Bu sorun yalnızca Türkiye’de değil, halkı toplumsal sorunlarda bilinçli olan her ülkede tartışma konusudur. Bir gurup düşünür nükleer enerji santrallerinin kurulmasına ve işletilmesine karşıdır. Bir başka gurup ise, sanayileşen ülkelerin enerji gereksinmelerini karşılamak için atom enerjisinin kullanılmasının zorunlu olduğu görüşündedir.
Türk Tabipleri Birliği, Türkiye’de nükleer enerji santrali kurulmasının halkın sağlığı yönünden sakıncalı olduğu görüşündedir. Ancak Türk Tabipleri Birliği, ülkemizin
hızla artan enerji gereksinmesinin karşılanması zorunluluğunun da bilincindedir.
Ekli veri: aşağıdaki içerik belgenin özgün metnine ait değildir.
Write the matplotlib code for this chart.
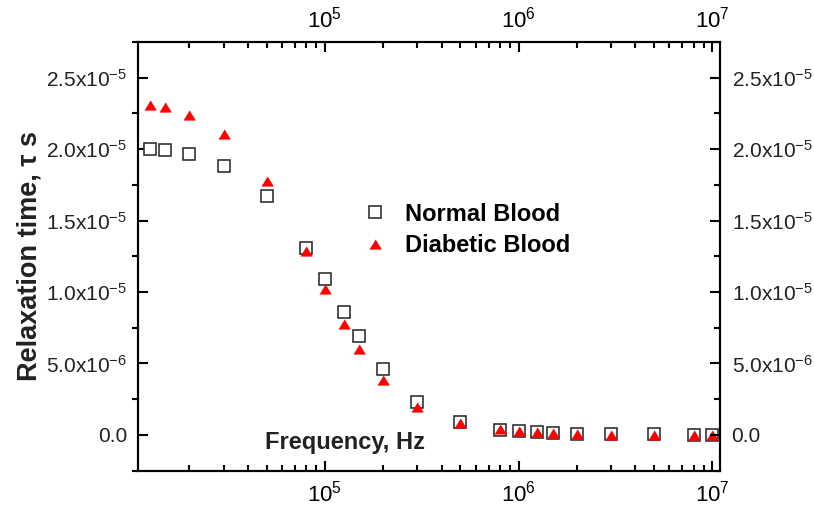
import matplotlib
matplotlib.use("Agg")
import matplotlib.pyplot as plt
from matplotlib.ticker import MultipleLocator, FuncFormatter, LogLocator

plt.rcParams['font.family'] = ['Liberation Sans', 'DejaVu Sans']
plt.rcParams['mathtext.fontset'] = 'custom'
plt.rcParams['mathtext.rm'] = 'Liberation Sans'
plt.rcParams['mathtext.it'] = 'Liberation Sans:italic'
plt.rcParams['mathtext.bf'] = 'Liberation Sans:bold'

# frequency in Hz
freq = [12.5e3, 15e3, 20e3, 30e3, 50e3, 80e3, 100e3, 125e3, 150e3, 200e3,
        300e3, 500e3, 800e3, 1e6, 1.25e6, 1.5e6, 2e6, 3e6, 5e6, 8e6, 1e7]

# relaxation time, units of 1e-5 s
tau_normal = [2.004, 1.995, 1.967, 1.885, 1.674, 1.308, 1.092, 0.863, 0.690, 0.458,
              0.229, 0.092, 0.036, 0.024, 0.017, 0.013, 0.008, 0.003, 0.003, 0.001, 0.001]
tau_diabetic = [2.312, 2.292, 2.242, 2.109, 1.776, 1.289, 1.024, 0.779, 0.604, 0.384,
                0.192, 0.082, 0.043, 0.027, 0.017, 0.015, 0.006, 0.001, 0.001, 0.001, 0.0]

tau_normal = [v * 1e-5 for v in tau_normal]
tau_diabetic = [v * 1e-5 for v in tau_diabetic]

YMIN, YMAX = -0.25e-5, 2.75e-5


def sci_label(v, pos):
    if abs(v) < 1e-12:
        return "0.0"
    exp = 0
    m = v
    while abs(m) < 1:
        m *= 10
        exp -= 1
    return f"{m:.1f}x10$^{{{exp}}}$"


fig = plt.figure(figsize=(8.14, 5.12), dpi=100)
ax = fig.add_axes([0.170, 0.081, 0.715, 0.837])

ax.plot(freq, tau_normal, linestyle='none', marker='s', markersize=9.2,
        markerfacecolor='white', markeredgecolor='#222222', markeredgewidth=1.1,
        label='Normal Blood')
tri = [(-1, -0.82), (1, -0.82), (0, 0.82)]
ax.plot(freq, tau_diabetic, linestyle='none', marker=tri, markersize=8.2,
        markerfacecolor='red', markeredgecolor='red', markeredgewidth=0.5,
        label='Diabetic Blood')

ax.set_xscale('log')
ax.set_xlim(1.09e4, 1.1e7)
ax.set_ylim(YMIN, YMAX)

ax.xaxis.set_major_locator(LogLocator(base=10, numticks=10))
ax.xaxis.set_minor_locator(LogLocator(base=10, subs=range(2, 10), numticks=20))
ax.tick_params(axis='x', which='major', direction='in', top=True, labeltop=True,
               length=7, width=1.5, labelsize=16, pad=7)
ax.tick_params(axis='x', which='minor', direction='in', top=True,
               length=4, width=1.5)

ax.yaxis.set_major_locator(MultipleLocator(0.5e-5))
ax.yaxis.set_minor_locator(MultipleLocator(0.25e-5))
ax.yaxis.set_major_formatter(FuncFormatter(sci_label))
ax.tick_params(axis='y', which='major', direction='in', length=7, width=1.5,
               labelsize=15, pad=8, labelcolor='#222222')
ax.tick_params(axis='y', which='minor', direction='out', length=4, width=1.5)

# right-hand copy of the y axis
ax2 = ax.twinx()
ax2.set_ylim(YMIN, YMAX)
ax2.yaxis.set_major_locator(MultipleLocator(0.5e-5))
ax2.yaxis.set_minor_locator(MultipleLocator(0.25e-5))
ax2.yaxis.set_major_formatter(FuncFormatter(sci_label))
ax2.tick_params(axis='y', which='major', direction='in', length=7, width=1.5,
                labelsize=15, pad=8, labelcolor='#222222')
ax2.tick_params(axis='y', which='minor', direction='in', length=4, width=1.5)

for a in (ax, ax2):
    for sp in a.spines.values():
        sp.set_linewidth(1.5)

ax.set_ylabel('Relaxation time, τ s', fontsize=19.5, fontweight='bold',
              color='#222222', labelpad=3)
ax.text(0.218, 0.066, 'Frequency, Hz', transform=ax.transAxes, fontsize=17,
        fontweight='bold', color='#222222', va='center', ha='left')

ax.legend(loc='center left', bbox_to_anchor=(0.366, 0.562), frameon=False,
          prop={'size': 17, 'weight': 'bold'}, handlelength=1.0,
          handletextpad=0.75, labelspacing=0.35, borderpad=0)

fig.savefig('out.png', dpi=100)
Bu konuda karar vermek politikacılara bırakılamayacak denli önemlidir.
Hükümet, aralarında Türk Tabipleri Birliği temsilcisinin de bulunduğu bir bilim kurulunun kararına göre davranmalıdır. Bu konuda karar verecek olanlar, ülkemizde kimi kişilerin sorumsuzca davranışı bir alışkanlık haline getirdiğini göz önünde tutmalıdır.
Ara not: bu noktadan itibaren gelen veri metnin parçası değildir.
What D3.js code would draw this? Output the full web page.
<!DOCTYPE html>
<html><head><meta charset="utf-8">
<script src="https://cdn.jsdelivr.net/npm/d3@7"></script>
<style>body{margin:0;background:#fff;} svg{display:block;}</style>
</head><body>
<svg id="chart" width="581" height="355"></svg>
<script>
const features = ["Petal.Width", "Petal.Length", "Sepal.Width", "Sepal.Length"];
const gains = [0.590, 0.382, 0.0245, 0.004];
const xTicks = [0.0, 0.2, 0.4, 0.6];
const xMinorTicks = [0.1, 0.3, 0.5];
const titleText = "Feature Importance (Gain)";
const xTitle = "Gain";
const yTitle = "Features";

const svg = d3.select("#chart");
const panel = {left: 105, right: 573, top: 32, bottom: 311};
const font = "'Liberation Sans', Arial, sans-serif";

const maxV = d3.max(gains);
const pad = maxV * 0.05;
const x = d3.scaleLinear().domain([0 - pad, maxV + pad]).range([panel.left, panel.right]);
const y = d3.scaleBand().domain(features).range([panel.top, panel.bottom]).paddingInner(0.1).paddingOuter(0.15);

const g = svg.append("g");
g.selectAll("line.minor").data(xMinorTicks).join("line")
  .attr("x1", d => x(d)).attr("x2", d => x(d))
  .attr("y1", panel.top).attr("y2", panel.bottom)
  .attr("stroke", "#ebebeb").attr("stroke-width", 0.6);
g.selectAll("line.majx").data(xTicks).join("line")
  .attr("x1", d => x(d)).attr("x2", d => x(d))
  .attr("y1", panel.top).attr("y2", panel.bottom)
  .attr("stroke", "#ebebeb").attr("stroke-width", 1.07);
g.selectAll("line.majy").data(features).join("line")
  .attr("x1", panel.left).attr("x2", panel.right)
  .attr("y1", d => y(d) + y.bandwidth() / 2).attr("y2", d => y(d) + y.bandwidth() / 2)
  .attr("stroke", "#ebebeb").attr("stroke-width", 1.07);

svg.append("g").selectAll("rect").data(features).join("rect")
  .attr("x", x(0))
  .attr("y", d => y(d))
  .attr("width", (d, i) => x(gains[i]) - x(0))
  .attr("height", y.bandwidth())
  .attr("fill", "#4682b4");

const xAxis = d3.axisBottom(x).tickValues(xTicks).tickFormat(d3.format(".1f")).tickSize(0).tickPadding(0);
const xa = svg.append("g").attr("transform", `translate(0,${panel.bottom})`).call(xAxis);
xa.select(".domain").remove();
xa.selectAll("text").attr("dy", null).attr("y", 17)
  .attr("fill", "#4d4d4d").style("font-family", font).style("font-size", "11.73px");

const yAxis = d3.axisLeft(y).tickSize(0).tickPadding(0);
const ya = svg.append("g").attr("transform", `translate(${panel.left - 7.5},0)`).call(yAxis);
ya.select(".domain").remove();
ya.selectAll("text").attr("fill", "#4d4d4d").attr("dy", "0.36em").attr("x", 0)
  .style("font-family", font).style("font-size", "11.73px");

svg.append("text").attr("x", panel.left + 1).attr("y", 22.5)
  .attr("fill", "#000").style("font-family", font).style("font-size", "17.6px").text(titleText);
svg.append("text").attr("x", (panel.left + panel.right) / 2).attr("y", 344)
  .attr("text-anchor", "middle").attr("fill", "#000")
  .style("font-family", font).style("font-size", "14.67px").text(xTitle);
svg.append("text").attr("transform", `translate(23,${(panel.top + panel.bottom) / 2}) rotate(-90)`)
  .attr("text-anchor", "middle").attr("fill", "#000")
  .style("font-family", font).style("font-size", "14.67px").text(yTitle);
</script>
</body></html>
Sanayide, -örneğin döküm kalite kontrolünde- röntgen ışınları kullanılmaktadır.
Hükümet bu uygulamanın sağlık yönünden denetimini etkin bir biçimde  yürütememektedir. Sanayinin çevreyi kimyasal yönden kirletmesi karşısında da hükümetler ilgisiz ve güçsüz, işverenler ve işletmeciler sorumsuz bir davranış içindedir. Nükleer enerji santrallerine izin verilirse, görevlilerin aynı sorumsuz tutum içinde olmaları olasılığı biz hekimlerde kuşku yaratmaktadır.